According to the German magazine, City have spent much of the last decade trying to get around European football’s Financial Fair Play rules with inflated sponsorship deals, an elaborate image rights scam and hidden contracts.

One of those sponsorship deals was struck with Arabtec, the largest construction company in the United Arab Emirates but a firm that has been repeatedly criticised by Amnesty International and Human Rights Watch for its poor treatment of migrant workers.

Der Spiegel claims City bosses ignored warnings from its own public relations experts about reputational damage and increased scrutiny to sign a three-year, regional sponsorship agreement – worth £7million a year – with Arabtec in 2014.

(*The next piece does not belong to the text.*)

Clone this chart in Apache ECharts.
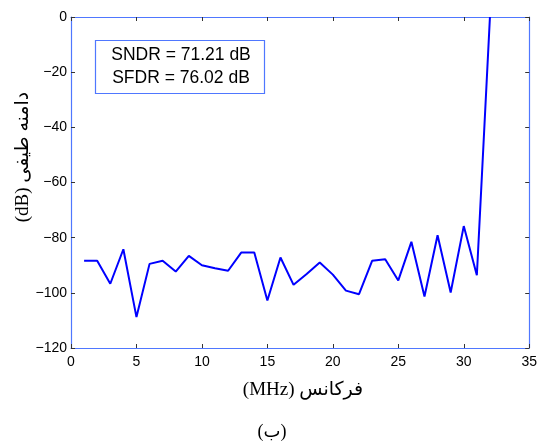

Attempts to reach Arabtec for comment have failed, although the company is no longer listed as one of City’s regional partners.

“The UAE’s enormous investment in Manchester City is one of football’s most brazen attempts to ‘sportswash’ a country’s deeply tarnished image through the glamour of the game,” Amnesty International’s Gulf researcher Devin Kenney said.

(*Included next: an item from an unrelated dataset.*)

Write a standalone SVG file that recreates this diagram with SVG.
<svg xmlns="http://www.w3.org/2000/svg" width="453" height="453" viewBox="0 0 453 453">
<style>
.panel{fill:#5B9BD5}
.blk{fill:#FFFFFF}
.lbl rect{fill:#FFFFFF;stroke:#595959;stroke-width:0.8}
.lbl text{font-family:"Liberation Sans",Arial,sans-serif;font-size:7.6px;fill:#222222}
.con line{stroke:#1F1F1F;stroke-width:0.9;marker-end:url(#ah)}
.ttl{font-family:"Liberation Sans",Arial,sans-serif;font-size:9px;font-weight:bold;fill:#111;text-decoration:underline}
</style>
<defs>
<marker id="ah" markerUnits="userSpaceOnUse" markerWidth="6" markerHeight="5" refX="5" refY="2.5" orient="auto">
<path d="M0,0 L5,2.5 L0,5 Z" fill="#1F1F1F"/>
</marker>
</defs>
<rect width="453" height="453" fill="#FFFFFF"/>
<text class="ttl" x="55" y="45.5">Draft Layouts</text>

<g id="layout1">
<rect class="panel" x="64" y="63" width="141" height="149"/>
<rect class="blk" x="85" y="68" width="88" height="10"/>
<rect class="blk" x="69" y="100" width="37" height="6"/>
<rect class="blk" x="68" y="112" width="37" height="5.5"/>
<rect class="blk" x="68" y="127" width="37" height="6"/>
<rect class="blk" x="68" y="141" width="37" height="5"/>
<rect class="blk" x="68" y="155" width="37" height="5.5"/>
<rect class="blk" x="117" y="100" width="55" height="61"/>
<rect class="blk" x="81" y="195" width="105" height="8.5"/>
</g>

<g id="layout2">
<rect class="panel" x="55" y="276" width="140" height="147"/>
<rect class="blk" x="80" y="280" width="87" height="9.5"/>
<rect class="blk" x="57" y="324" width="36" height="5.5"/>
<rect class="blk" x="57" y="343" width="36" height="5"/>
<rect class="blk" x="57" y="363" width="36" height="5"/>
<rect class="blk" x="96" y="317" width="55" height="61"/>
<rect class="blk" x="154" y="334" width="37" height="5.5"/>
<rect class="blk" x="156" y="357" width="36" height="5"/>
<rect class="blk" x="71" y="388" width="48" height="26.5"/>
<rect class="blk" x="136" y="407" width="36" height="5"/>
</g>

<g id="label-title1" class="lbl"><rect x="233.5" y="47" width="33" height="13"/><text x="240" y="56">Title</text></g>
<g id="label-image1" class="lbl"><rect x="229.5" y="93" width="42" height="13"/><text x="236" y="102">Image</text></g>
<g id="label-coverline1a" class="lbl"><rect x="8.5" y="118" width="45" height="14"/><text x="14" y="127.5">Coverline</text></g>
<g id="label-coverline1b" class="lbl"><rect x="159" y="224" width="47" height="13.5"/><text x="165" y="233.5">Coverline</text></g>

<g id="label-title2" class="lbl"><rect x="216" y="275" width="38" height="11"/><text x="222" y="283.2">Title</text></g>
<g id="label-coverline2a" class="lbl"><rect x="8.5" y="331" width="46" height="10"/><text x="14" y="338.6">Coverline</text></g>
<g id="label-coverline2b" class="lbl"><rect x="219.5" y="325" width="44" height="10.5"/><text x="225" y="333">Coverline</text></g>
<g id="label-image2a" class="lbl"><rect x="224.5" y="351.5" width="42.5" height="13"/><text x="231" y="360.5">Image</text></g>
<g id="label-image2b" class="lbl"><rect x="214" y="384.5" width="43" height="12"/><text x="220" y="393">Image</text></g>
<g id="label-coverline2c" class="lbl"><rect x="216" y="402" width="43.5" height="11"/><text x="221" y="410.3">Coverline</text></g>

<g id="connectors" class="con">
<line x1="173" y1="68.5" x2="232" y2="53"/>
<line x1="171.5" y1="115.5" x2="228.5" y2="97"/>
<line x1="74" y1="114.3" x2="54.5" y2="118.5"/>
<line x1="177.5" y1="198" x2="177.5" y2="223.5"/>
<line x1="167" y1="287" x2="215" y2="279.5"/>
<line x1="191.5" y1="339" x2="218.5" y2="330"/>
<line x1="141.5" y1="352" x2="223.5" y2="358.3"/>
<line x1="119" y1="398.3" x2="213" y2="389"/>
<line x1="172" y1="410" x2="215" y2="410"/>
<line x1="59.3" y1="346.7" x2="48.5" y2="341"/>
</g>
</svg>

Amnesty International protesters

“As a growing number of Manchester City fans will be aware, the success of the club has involved a close relationship with a country that relies on exploited migrant labour and locks up peaceful critics and human rights defenders.”

The English champions are officially owned by Sheikh Mansour, a member of the Abu Dhabi royal family and current deputy prime minister of the United Arab Emirates (UAE).

Thanks to large oil and gas reserves, Abu Dhabi is the capital and the richest of the seven emirates that make up the UAE and Sheikh Mansour’s half brother, Sheikh Khalifa, is UAE’s president.

But with Sheikh Khalifa ailing, the real power in the UAE is Sheikh Mansour’s brother, Crown Prince Mohammed, and it is him who many Middle East experts believe is pulling the strings at City.

Durham University’s Dr Christopher Davidson is among those and says the decision to buy a Premier League club in 2008 should be seen “as an extension of both Abu Dhabi’s foreign policy but also part of its economic policy”.

Davidson explained that the Crown Prince, or MbZ as he is more commonly known, wants to strengthen the UAE’s ties with the West, build its influence in the region and diversify its economy away from the fossil fuels.

Those goals have all taken on more importance recently as the UAE has become embroiled in a brutal civil war in Yemen and a bitter regional power struggle with Qatar.